Smoking is the main cause of COPD. Other risk factors include: 1) Exposure to certain gases or fumes in the workplace; 2) exposure to heavy amounts of secondhand smoke and pollution; and 3) frequent use of a cooking fire without proper ventilation.

COPD symptoms may include any of the following: Cough, with or without mucus; Fatigue; Numerous respiratory infections; Shortness of breath (dyspnea) that gets worse with mild activity; Trouble catching one's breath; Wheezing.  Dr. Ghassan Kamel, SLUCare pulmonologist at SSM Health St. Louis University Hospital says, "patients with COPS are prone to have osteoporosis. They are prone to have muscle wasting."

There is no cure for COPD. But there are many things you can do to relieve symptoms and keep the disease from getting worse:

1) If you smoke, quit immediately to slow lung damage;

2) Medicines used to treat COPD may include medications to open the airways and reduce lung inflammation. In severe cases or during flare-ups, steroids, bronchodilators through a nebulizer, oxygen therapy, and/or a machine to help with breathing may be necessary.

3) Avoid lung infections (such as the flu or pneumonia)

3) Pulmonary rehabilitation

4) Bullectomy is a procedure to remove one or more of the very large air sacs from the lungs

5) Lung Volume Reduction Surgery (LVRS) is a procedure to help people with severe emphysema affecting the upper lung lobes. LVRS is not a cure for COPD but can improve one's exercise capacity and quality of life.

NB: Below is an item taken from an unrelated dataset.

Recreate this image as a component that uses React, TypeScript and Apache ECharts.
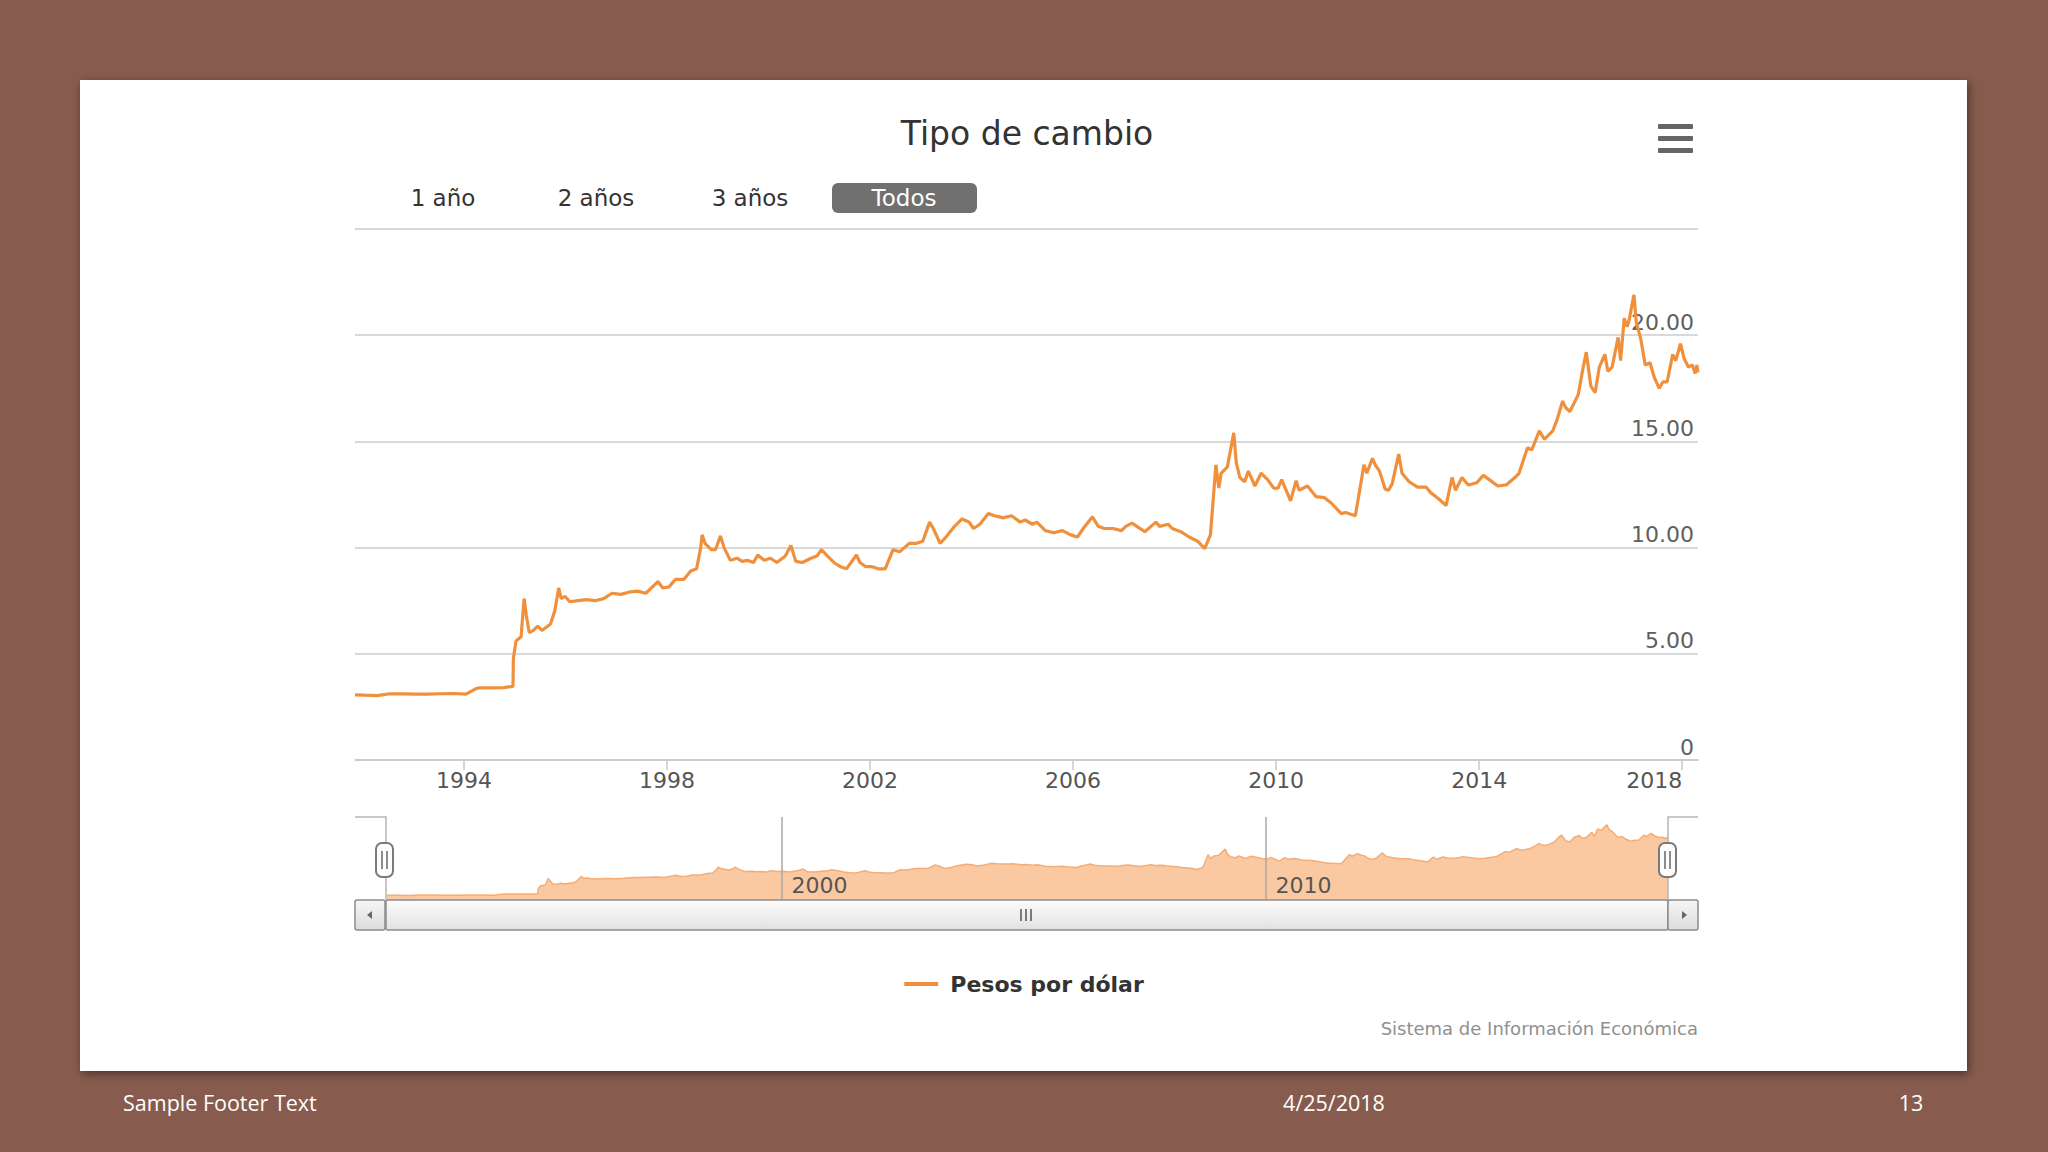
import React, { useEffect, useRef } from 'react';
import * as echarts from 'echarts';

// ---------- data ----------
const dates = [
  '1991-11-08', '1992-01-15', '1992-04-15', '1992-07-15', '1992-10-15', '1993-01-15', '1993-04-15', '1993-07-15', '1993-10-15',
  '1994-01-15', '1994-03-25', '1994-04-20', '1994-07-15', '1994-10-15', '1994-12-19', '1994-12-22',
  '1995-01-10', '1995-02-15', '1995-03-09', '1995-03-25', '1995-04-15', '1995-05-15', '1995-06-15', '1995-07-15', '1995-08-15',
  '1995-09-15', '1995-10-15', '1995-11-13', '1995-12-01', '1995-12-29',
  '1996-02-01', '1996-04-01', '1996-06-01', '1996-08-01', '1996-10-01', '1996-12-01',
  '1997-02-01', '1997-04-01', '1997-06-01', '1997-08-01', '1997-10-27', '1997-12-01',
  '1998-01-15', '1998-03-01', '1998-05-01', '1998-06-20', '1998-08-01', '1998-08-31', '1998-09-10', '1998-10-01', '1998-11-15', '1998-12-15',
  '1999-01-20', '1999-02-15', '1999-04-01', '1999-05-20', '1999-06-25', '1999-08-01', '1999-09-15', '1999-10-15', '1999-12-01',
  '2000-01-15', '2000-03-01', '2000-05-01', '2000-06-10', '2000-07-15', '2000-09-01', '2000-11-01', '2000-12-15',
  '2001-01-15', '2001-03-01', '2001-04-15', '2001-06-01', '2001-07-15', '2001-09-25', '2001-10-20', '2001-12-01',
  '2002-01-15', '2002-03-01', '2002-04-20', '2002-06-15', '2002-08-01', '2002-10-10', '2002-12-01',
  '2003-01-15', '2003-03-05', '2003-04-01', '2003-05-20', '2003-07-01', '2003-09-01', '2003-10-25', '2003-12-15',
  '2004-01-15', '2004-03-01', '2004-05-01', '2004-06-15', '2004-08-15', '2004-10-15', '2004-12-15',
  '2005-01-20', '2005-03-15', '2005-04-15', '2005-06-15', '2005-08-15', '2005-10-15', '2005-12-15',
  '2006-02-01', '2006-03-15', '2006-05-20', '2006-07-01', '2006-08-15', '2006-10-15', '2006-12-15',
  '2007-01-15', '2007-03-01', '2007-04-15', '2007-06-01', '2007-08-20', '2007-09-15', '2007-11-15', '2007-12-15',
  '2008-02-15', '2008-04-15', '2008-06-15', '2008-08-05', '2008-09-15', '2008-10-08', '2008-10-24', '2008-11-15', '2008-12-01',
  '2009-01-15', '2009-03-02', '2009-03-20', '2009-04-15', '2009-05-20', '2009-06-15', '2009-08-01', '2009-09-15', '2009-11-01', '2009-12-15',
  '2010-01-15', '2010-02-10', '2010-04-15', '2010-05-25', '2010-06-15', '2010-08-15', '2010-10-15', '2010-12-15',
  '2011-02-01', '2011-04-15', '2011-05-15', '2011-07-25', '2011-08-15', '2011-09-25', '2011-10-15', '2011-11-25', '2011-12-15',
  '2012-01-15', '2012-02-25', '2012-03-20', '2012-04-15', '2012-06-01', '2012-06-25', '2012-08-15', '2012-10-15', '2012-12-15',
  '2013-01-15', '2013-03-15', '2013-05-08', '2013-06-20', '2013-07-15', '2013-08-30', '2013-10-15', '2013-12-15',
  '2014-01-31', '2014-03-15', '2014-05-15', '2014-07-15', '2014-09-15', '2014-10-15', '2014-12-15',
  '2015-01-15', '2015-03-10', '2015-04-15', '2015-06-15', '2015-07-15', '2015-08-25', '2015-09-15', '2015-10-15', '2015-11-15', '2015-12-15',
  '2016-01-20', '2016-02-11', '2016-03-15', '2016-04-15', '2016-05-15', '2016-06-24', '2016-07-15', '2016-08-15', '2016-09-27', '2016-10-15',
  '2016-11-10', '2016-12-01', '2016-12-15',
  '2017-01-19', '2017-02-05', '2017-03-10', '2017-04-10', '2017-05-15', '2017-06-15', '2017-07-20', '2017-08-15', '2017-09-15', '2017-10-25',
  '2017-11-15', '2017-12-20',
  '2018-01-15', '2018-02-15', '2018-03-15', '2018-04-05', '2018-04-17', '2018-04-25',
];
const pesos = [
  3.07, 3.05, 3.03, 3.12, 3.11, 3.10, 3.10, 3.12, 3.13,
  3.10, 3.35, 3.40, 3.40, 3.41, 3.47, 4.80,
  5.60, 5.80, 7.60, 6.80, 6.00, 6.10, 6.30, 6.10, 6.25,
  6.40, 7.00, 8.10, 7.60, 7.70,
  7.45, 7.50, 7.55, 7.50, 7.60, 7.85,
  7.80, 7.90, 7.95, 7.85, 8.40, 8.10,
  8.15, 8.50, 8.50, 8.90, 9.00, 10.00, 10.60, 10.20, 9.90, 9.90,
  10.55, 10.00, 9.40, 9.50, 9.35, 9.40, 9.30, 9.65, 9.40,
  9.50, 9.30, 9.60, 10.10, 9.35, 9.30, 9.50, 9.60,
  9.90, 9.60, 9.30, 9.10, 9.00, 9.65, 9.30, 9.10,
  9.10, 9.00, 9.00, 9.90, 9.80, 10.20, 10.20,
  10.30, 11.20, 10.90, 10.20, 10.50, 11.00, 11.35, 11.20,
  10.90, 11.10, 11.60, 11.50, 11.40, 11.50, 11.20,
  11.30, 11.10, 11.20, 10.80, 10.70, 10.80, 10.60,
  10.50, 10.90, 11.45, 11.00, 10.90, 10.90, 10.80,
  11.00, 11.15, 10.95, 10.75, 11.20, 11.00, 11.10, 10.90,
  10.75, 10.50, 10.30, 9.95, 10.60, 12.50, 13.90, 12.80, 13.50,
  13.80, 15.40, 14.00, 13.30, 13.10, 13.60, 12.90, 13.50, 13.20, 12.80,
  12.80, 13.20, 12.20, 13.15, 12.70, 12.90, 12.40, 12.35,
  12.10, 11.60, 11.65, 11.50, 12.30, 13.90, 13.50, 14.20, 13.90,
  13.60, 12.75, 12.70, 13.00, 14.40, 13.50, 13.10, 12.85, 12.85,
  12.60, 12.30, 11.98, 13.30, 12.70, 13.30, 12.95, 13.05,
  13.40, 13.20, 12.90, 12.95, 13.30, 13.50, 14.70,
  14.60, 15.50, 15.10, 15.50, 16.00, 16.90, 16.60, 16.40, 16.80, 17.20,
  18.50, 19.20, 17.60, 17.30, 18.50, 19.10, 18.30, 18.50, 19.90, 18.80,
  20.80, 20.40, 20.70,
  21.90, 20.60, 19.80, 18.60, 18.70, 18.00, 17.50, 17.80, 17.80, 19.10,
  18.80, 19.60,
  18.90, 18.50, 18.60, 18.20, 18.60, 18.25,
];
const yearTicks = ['1994-01-01', '1998-01-01', '2002-01-01', '2006-01-01', '2010-01-01', '2014-01-01', '2018-01-01'];
const navigatorTicks = ['2000-01-01', '2010-01-01'];
const yTicks = [0, 5, 10, 15, 20, 25];
const rangeButtons = ['1 año', '2 años', '3 años', 'Todos'];
const seriesName = 'Pesos por dólar';
const chartTitle = 'Tipo de cambio';
const creditText = 'Sistema de Información Económica';
const footerTexts = ['Sample Footer Text', '4/25/2018', '13'];

const FONT = '"DejaVu Sans", Verdana, sans-serif';
const FOOT_FONT = '"Open Sans", "Noto Sans", sans-serif';

function txt(text: string, x: number, y: number, size: number, fill: string, align = 'center', extra: any = {}) {
  return {
    type: 'text',
    x,
    y,
    z: 100,
    silent: true,
    style: {
      text,
      fill,
      fontSize: size,
      fontFamily: extra.family || FONT,
      fontWeight: extra.weight || 'normal',
      align,
      textAlign: align,
      verticalAlign: 'middle',
      textVerticalAlign: 'middle',
    },
  };
}

export default function App() {
  const ref = useRef<HTMLDivElement>(null);

  useEffect(() => {
    if (!ref.current) return;
    const chart = echarts.init(ref.current, null, { renderer: 'svg' });
    const data = dates.map((d, i) => [Date.parse(d), pesos[i]]);
    const xMin = Date.parse(dates[0]);
    const xMax = Date.parse(dates[dates.length - 1]);
    const yearVals = yearTicks.map((d) => Date.parse(d));
    const navVals = navigatorTicks.map((d) => Date.parse(d));
    const yearFmt = (v: number) => String(new Date(v).getUTCFullYear());

    const btnX = [443, 596, 750, 904];
    const graphics: any[] = [
      {
        type: 'rect',
        z: -10,
        silent: true,
        shape: { x: 80, y: 80, width: 1887, height: 991 },
        style: { fill: '#ffffff', shadowBlur: 10, shadowColor: 'rgba(0,0,0,0.45)', shadowOffsetX: 2, shadowOffsetY: 3 },
      },
      txt(chartTitle, 1027, 133, 33, '#333333'),
      {
        type: 'rect',
        z: 99,
        silent: true,
        shape: { x: 832, y: 183, width: 145, height: 30, r: 6 },
        style: { fill: '#707070' },
      },
      ...rangeButtons.map((b, i) => txt(b, btnX[i], 198, 23, i === 3 ? '#ffffff' : '#333333')),
      ...[0, 1, 2].map((i) => ({
        type: 'rect',
        z: 100,
        silent: true,
        shape: { x: 1658, y: 124 + i * 12, width: 35, height: 5, r: 1 },
        style: { fill: '#666666' },
      })),
      {
        type: 'polyline',
        z: 100,
        silent: true,
        shape: { points: [[355, 817], [386, 817], [386, 900]] },
        style: { stroke: '#b5b5b5', lineWidth: 1.5, fill: null },
      },
      {
        type: 'polyline',
        z: 100,
        silent: true,
        shape: { points: [[1698, 817], [1668, 817], [1668, 900]] },
        style: { stroke: '#b5b5b5', lineWidth: 1.5, fill: null },
      },
      {
        type: 'rect',
        z: 100,
        silent: true,
        shape: { x: 386, y: 900, width: 1282, height: 30, r: 2 },
        style: {
          fill: new echarts.graphic.LinearGradient(0, 0, 0, 1, [
            { offset: 0, color: '#fcfcfc' },
            { offset: 1, color: '#e2e2e2' },
          ]),
          stroke: '#8c8c8c',
          lineWidth: 1.5,
        },
      },
      ...[355, 1668].map((x) => ({
        type: 'rect',
        z: 100,
        silent: true,
        shape: { x, y: 900, width: 30, height: 30, r: 2 },
        style: {
          fill: new echarts.graphic.LinearGradient(0, 0, 0, 1, [
            { offset: 0, color: '#f6f6f6' },
            { offset: 1, color: '#dcdcdc' },
          ]),
          stroke: '#8c8c8c',
          lineWidth: 1.5,
        },
      })),
      {
        type: 'polygon',
        z: 101,
        silent: true,
        shape: { points: [[367, 915], [372, 911], [372, 919]] },
        style: { fill: '#666666' },
      },
      {
        type: 'polygon',
        z: 101,
        silent: true,
        shape: { points: [[1687, 915], [1682, 911], [1682, 919]] },
        style: { fill: '#666666' },
      },
      ...[1021, 1026, 1031].map((x) => ({
        type: 'line',
        z: 101,
        silent: true,
        shape: { x1: x, y1: 909, x2: x, y2: 921 },
        style: { stroke: '#555555', lineWidth: 1.5 },
      })),
      ...[376, 1659].map((x) => ({
        type: 'rect',
        z: 102,
        silent: true,
        shape: { x, y: 843, width: 17, height: 34, r: 6 },
        style: { fill: '#fdfdfd', stroke: '#7a7a7a', lineWidth: 2 },
      })),
      ...[382, 387, 1665, 1670].map((x) => ({
        type: 'line',
        z: 103,
        silent: true,
        shape: { x1: x, y1: 851, x2: x, y2: 869 },
        style: { stroke: '#666666', lineWidth: 1.5 },
      })),
      txt(creditText, 1698, 1028, 18, '#909090', 'right'),
      txt(footerTexts[0], 123, 1102, 21.5, '#ffffff', 'left', { family: FOOT_FONT }),
      txt(footerTexts[1], 1334, 1102, 21.5, '#ffffff', 'center', { family: FOOT_FONT }),
      txt(footerTexts[2], 1911, 1102, 21.5, '#ffffff', 'center', { family: FOOT_FONT }),
    ];

    const option: any = {
      animation: false,
      backgroundColor: '#875c4e',
      grid: [
        { left: 355, right: 350, top: 229, height: 531, containLabel: false },
        { left: 387, right: 380, top: 817, height: 83, containLabel: false },
      ],
      legend: {
        data: [seriesName],
        left: 'center',
        top: 968,
        icon: 'rect',
        itemWidth: 34,
        itemHeight: 4,
        textStyle: { fontSize: 22, fontWeight: 'bold', color: '#333333', fontFamily: FONT, padding: [0, 0, 0, 7] },
      },
      xAxis: [
        {
          type: 'value',
          gridIndex: 0,
          min: xMin,
          max: xMax,
          axisLine: { lineStyle: { color: '#c8c8c8', width: 1.5 } },
          axisTick: { show: true, customValues: yearVals, length: 10, lineStyle: { color: '#c8c8c8', width: 1.5 } },
          axisLabel: {
            customValues: yearVals,
            formatter: yearFmt,
            color: '#555555',
            fontSize: 22,
            fontFamily: FONT,
            margin: 9,
            alignMaxLabel: 'right',
          },
          splitLine: { show: false },
        },
        {
          type: 'value',
          gridIndex: 1,
          min: xMin,
          max: xMax,
          z: 5,
          axisLine: { show: false },
          axisTick: { show: true, inside: true, customValues: navVals, length: 83, lineStyle: { color: '#a8a8a8', width: 1.5 } },
          axisLabel: {
            inside: true,
            customValues: navVals,
            formatter: yearFmt,
            align: 'left',
            padding: [0, 0, 0, 10],
            margin: 4,
            color: '#555555',
            fontSize: 22,
            fontFamily: FONT,
          },
          splitLine: { show: false },
        },
      ],
      yAxis: [
        {
          type: 'value',
          gridIndex: 0,
          position: 'right',
          min: 0,
          max: 25,
          interval: 5,
          axisLine: { show: false },
          axisTick: { show: false },
          splitLine: { lineStyle: { color: '#cccccc', width: 1.5 } },
          axisLabel: {
            inside: true,
            margin: 4,
            align: 'right',
            verticalAlign: 'bottom',
            padding: [0, 0, 2, 0],
            color: '#606060',
            fontSize: 22,
            fontFamily: FONT,
            formatter: (v: number) => (v === 0 ? '0' : v === yTicks[yTicks.length - 1] ? '' : v.toFixed(2)),
          },
        },
        { type: 'value', gridIndex: 1, min: 1.8, max: 24, show: false },
      ],
      series: [
        {
          name: seriesName,
          type: 'line',
          xAxisIndex: 0,
          yAxisIndex: 0,
          data,
          symbol: 'none',
          color: '#f0903c',
          lineStyle: { color: '#f0903c', width: 3.2 },
          z: 3,
        },
        {
          name: 'navigator',
          type: 'line',
          xAxisIndex: 1,
          yAxisIndex: 1,
          data,
          symbol: 'none',
          silent: true,
          lineStyle: { color: '#f5ad75', width: 1.5 },
          areaStyle: { color: '#fac9a2', opacity: 1, origin: 'start' },
          z: 2,
        },
      ],
      graphic: graphics,
    };
    chart.setOption(option);
    return () => chart.dispose();
  }, []);

  return <div ref={ref} style={{ position: 'fixed', left: 0, top: 0, width: 2048, height: 1152 }} />;
}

SLUCare pulmonologists are currently investigating ways to use new biologics therapies – like the ones used to treat asthma – to treat COPD. For patients with asthma AND COPD, these biologic therapies have proven to be effective

COPD is associated with significant morbidity and mortality – affecting a person’s quality of life and ability to breathe comfortably. Although there is no cure for COPD, there are ways to manage symptoms and flare-ups.